═════ Data provided ═════

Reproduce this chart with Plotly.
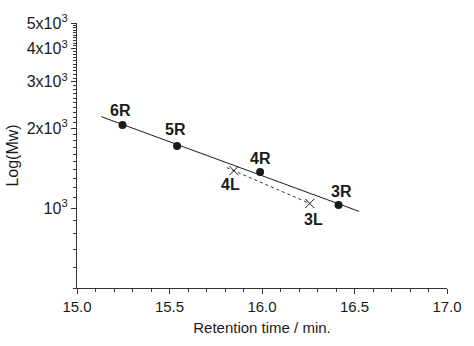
import plotly.graph_objects as go
import numpy as np

# Data
r_time = [15.246, 15.541, 15.990, 16.414]
r_mw = [2062, 1717, 1371, 1028]
r_labels = ["6R", "5R", "4R", "3R"]

l_time = [15.848, 16.258]
l_mw = [1386, 1042]
l_labels = ["4L", "3L"]

fit_time = [15.132, 16.525]
fit_mw = [2215, 973]

lfit_time = [15.81, 16.258]
lfit_mw = [1423, 1042]

y_tickvals = [1000, 2000, 3000, 4000, 5000]
y_ticktext = ["10<sup>3</sup>", "2x10<sup>3</sup>", "3x10<sup>3</sup>", "4x10<sup>3</sup>", "5x10<sup>3</sup>"]
x_tickvals = [15.0, 15.5, 16.0, 16.5, 17.0]
x_ticktext = ["15.0", "15.5", "16.0", "16.5", "17.0"]

# label offsets (pixels): (xshift, yshift)
r_offsets = [(-2, 14), (-2, 17), (0, 13), (3, 14)]
l_offsets = [(-3, -14), (4, -16)]

FONT = "Arial, Liberation Sans, sans-serif"
INK = "#1a1a1a"

fig = go.Figure()
fig.add_trace(go.Scatter(x=fit_time, y=fit_mw, mode="lines",
                         line=dict(color=INK, width=1), showlegend=False))
fig.add_trace(go.Scatter(x=lfit_time, y=lfit_mw, mode="lines",
                         line=dict(color="#333", width=1, dash="3px,3px"), showlegend=False))
fig.add_trace(go.Scatter(x=r_time, y=r_mw, mode="markers",
                         marker=dict(symbol="circle", size=8, color=INK), showlegend=False))
fig.add_trace(go.Scatter(x=l_time, y=l_mw, mode="markers",
                         marker=dict(symbol="x-thin", size=9, line=dict(color=INK, width=1)),
                         showlegend=False))

for t, m, lab, (dx, dy) in zip(r_time + l_time, r_mw + l_mw, r_labels + l_labels, r_offsets + l_offsets):
    fig.add_annotation(x=t, y=np.log10(m), text="<b>%s</b>" % lab, showarrow=False,
                       xshift=dx, yshift=dy, font=dict(family=FONT, size=16, color=INK))

minor_y = [v for v in range(500, 5001, 100) if v not in y_tickvals]

fig.update_layout(
    width=474, height=346,
    margin=dict(l=77, r=18, t=13, b=53),
    paper_bgcolor="white", plot_bgcolor="white",
    font=dict(family=FONT, color=INK, size=15),
    xaxis=dict(range=[15.0, 17.0], tickvals=x_tickvals, ticktext=x_ticktext,
               showgrid=False, zeroline=False, showline=True, linecolor="#333", linewidth=1.3,
               ticks="outside", ticklen=5, tickwidth=1.2, tickcolor="#333",
               minor=dict(dtick=0.1, ticks="outside", ticklen=3, tickcolor="#333", showgrid=False),
               title=dict(text="Retention time / min.", font=dict(size=15), standoff=8),
               tickfont=dict(size=15)),
    yaxis=dict(type="log", range=[np.log10(500), np.log10(5000)],
               tickvals=y_tickvals, ticktext=y_ticktext,
               showgrid=False, zeroline=False, showline=True, linecolor="#333", linewidth=1.3,
               ticks="outside", ticklen=5, tickwidth=1.2, tickcolor="#333",
               minor=dict(tickmode="array", tickvals=minor_y, ticks="outside", ticklen=3,
                          tickcolor="#333", showgrid=False),
               title=dict(text="Log(Mw)", font=dict(size=16), standoff=4),
               tickfont=dict(size=16)),
)

fig.write_html("out.html")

═════

The listing above needs to be output again exactly. Don't include the pictures.

Reproduce this chart with Plotly.
import plotly.graph_objects as go
import numpy as np

# Data
r_time = [15.246, 15.541, 15.990, 16.414]
r_mw = [2062, 1717, 1371, 1028]
r_labels = ["6R", "5R", "4R", "3R"]

l_time = [15.848, 16.258]
l_mw = [1386, 1042]
l_labels = ["4L", "3L"]

fit_time = [15.132, 16.525]
fit_mw = [2215, 973]

lfit_time = [15.81, 16.258]
lfit_mw = [1423, 1042]

y_tickvals = [1000, 2000, 3000, 4000, 5000]
y_ticktext = ["10<sup>3</sup>", "2x10<sup>3</sup>", "3x10<sup>3</sup>", "4x10<sup>3</sup>", "5x10<sup>3</sup>"]
x_tickvals = [15.0, 15.5, 16.0, 16.5, 17.0]
x_ticktext = ["15.0", "15.5", "16.0", "16.5", "17.0"]

# label offsets (pixels): (xshift, yshift)
r_offsets = [(-2, 14), (-2, 17), (0, 13), (3, 14)]
l_offsets = [(-3, -14), (4, -16)]

FONT = "Arial, Liberation Sans, sans-serif"
INK = "#1a1a1a"

fig = go.Figure()
fig.add_trace(go.Scatter(x=fit_time, y=fit_mw, mode="lines",
                         line=dict(color=INK, width=1), showlegend=False))
fig.add_trace(go.Scatter(x=lfit_time, y=lfit_mw, mode="lines",
                         line=dict(color="#333", width=1, dash="3px,3px"), showlegend=False))
fig.add_trace(go.Scatter(x=r_time, y=r_mw, mode="markers",
                         marker=dict(symbol="circle", size=8, color=INK), showlegend=False))
fig.add_trace(go.Scatter(x=l_time, y=l_mw, mode="markers",
                         marker=dict(symbol="x-thin", size=9, line=dict(color=INK, width=1)),
                         showlegend=False))

for t, m, lab, (dx, dy) in zip(r_time + l_time, r_mw + l_mw, r_labels + l_labels, r_offsets + l_offsets):
    fig.add_annotation(x=t, y=np.log10(m), text="<b>%s</b>" % lab, showarrow=False,
                       xshift=dx, yshift=dy, font=dict(family=FONT, size=16, color=INK))

minor_y = [v for v in range(500, 5001, 100) if v not in y_tickvals]

fig.update_layout(
    width=474, height=346,
    margin=dict(l=77, r=18, t=13, b=53),
    paper_bgcolor="white", plot_bgcolor="white",
    font=dict(family=FONT, color=INK, size=15),
    xaxis=dict(range=[15.0, 17.0], tickvals=x_tickvals, ticktext=x_ticktext,
               showgrid=False, zeroline=False, showline=True, linecolor="#333", linewidth=1.3,
               ticks="outside", ticklen=5, tickwidth=1.2, tickcolor="#333",
               minor=dict(dtick=0.1, ticks="outside", ticklen=3, tickcolor="#333", showgrid=False),
               title=dict(text="Retention time / min.", font=dict(size=15), standoff=8),
               tickfont=dict(size=15)),
    yaxis=dict(type="log", range=[np.log10(500), np.log10(5000)],
               tickvals=y_tickvals, ticktext=y_ticktext,
               showgrid=False, zeroline=False, showline=True, linecolor="#333", linewidth=1.3,
               ticks="outside", ticklen=5, tickwidth=1.2, tickcolor="#333",
               minor=dict(tickmode="array", tickvals=minor_y, ticks="outside", ticklen=3,
                          tickcolor="#333", showgrid=False),
               title=dict(text="Log(Mw)", font=dict(size=16), standoff=4),
               tickfont=dict(size=16)),
)

fig.write_html("out.html")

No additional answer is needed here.